Da Petraeus, wahrlich ein beeindruckender Mann, dies jedoch gleichzeitig mit Beteuerungen vorbrachte, dass die US-Militärstrategie im Irak aufgehe, wurde seine Empfehlung von manchen Beobachtern als Grund zum Optimismus gewertet. Die eigentliche Botschaft ging unter: dass die US-Armee im Irak momentan nicht signifikant reduziert werden kann.

Petraeus' Hauptargument dafür, dass sich im Irak die Dinge zum Besseren gewendet haben, ist, dass die sunnitischen Stämme in der Provinz Anbar nun erfolgreich gegen Al-Kaida kämpfen (dazu später mehr). Militärisch hat das mit der Truppenaufstockung, die im Rahmen des Bagdad-Sicherheitsplan vonstatten ging, wenig bis gar nichts zu tun. Die Truppen werden hauptsächlich gebraucht, um die unverändert prekäre Lage in Bagdad unter Kontrolle zu halten. Prognosen, wann Bagdad ohne US-Militär auskommen könnte, gibt es keine.

Auffällig ist, dass in der Berichterstattung fast nur Petraeus, der General, vorkommt, während Botschafter Crocker, der diplomatische Vertreter der US-Regierung, beinahe untergeht. In Europa mag das auch daran gelegen sein, dass Crockers Auftritt spät in die Nacht fiel. Aber bereits im Vorfeld wurde beinahe immer nur vom "Petraeus-Bericht" geredet. Die politische Schiene - der einzige Sektor, auf dem die USA bis zur irakischen Regierungsbildung 2006 Erfolge reklamierte - ist völlig in den Hintergrund gerückt.

Denn auch Interessierte können dem, was in Bagdad politisch los ist, kaum mehr folgen. Wer ist gerade ausgezogen aus Regierung oder Parlament, wer wohin zurückgekehrt? Was ist aus diesem oder jenem hochgejubelten Gesetzesentwurf geworden, steckt er im Parlament oder noch immer im Kabinett, das, geschrumpft wie es ist, keine repräsentative Basis mehr hat?

Am schwierigsten fällt jedoch die Bewertung dessen, was die Amerikaner nun als große Chance feiern: die - durch Geld und Waffen erkaufte - Allianz mit den ehemals aufständischen sunnitischen Stämmen in Anbar und Diyala. Man kann sich nur wünschen, dass sich dieser heutige "Erfolg" nicht als einer der großen Fehler der USA im Irak erweist.

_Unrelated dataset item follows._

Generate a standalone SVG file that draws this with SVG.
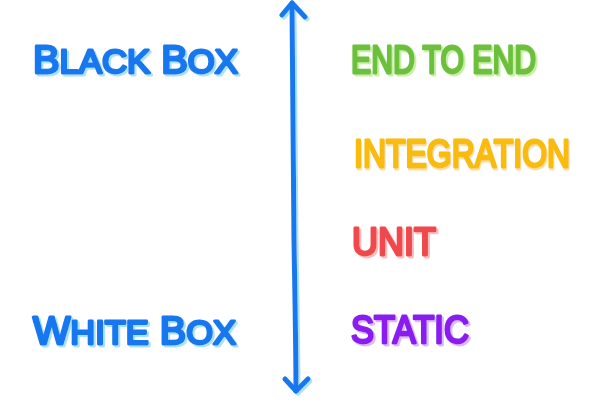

Als sich die Stämme gegen die zu mächtig gewordenen islamistischen Extremisten zu wenden begannen, wollten und mussten die USA das unterstützen. Aber dass in diesem Kontext auch so manches andere ausgefochten wird (vom US-Militär vielleicht teilweise unbemerkt), liegt auf der Hand. Die ersten Videos von Gräueltaten der Stammesmilizen sind bereits in Umlauf. Welche politische Rolle auf nationaler Ebene sie einmal einnehmen werden, und wie sie zur Machtteilung mit den Schiiten stehen, wird man sehen. Sorge ist jedenfalls angebracht, wie immer im Irak. (Gudrun Harrer/DER STANDARD, Printausgabe, 12.9.2007)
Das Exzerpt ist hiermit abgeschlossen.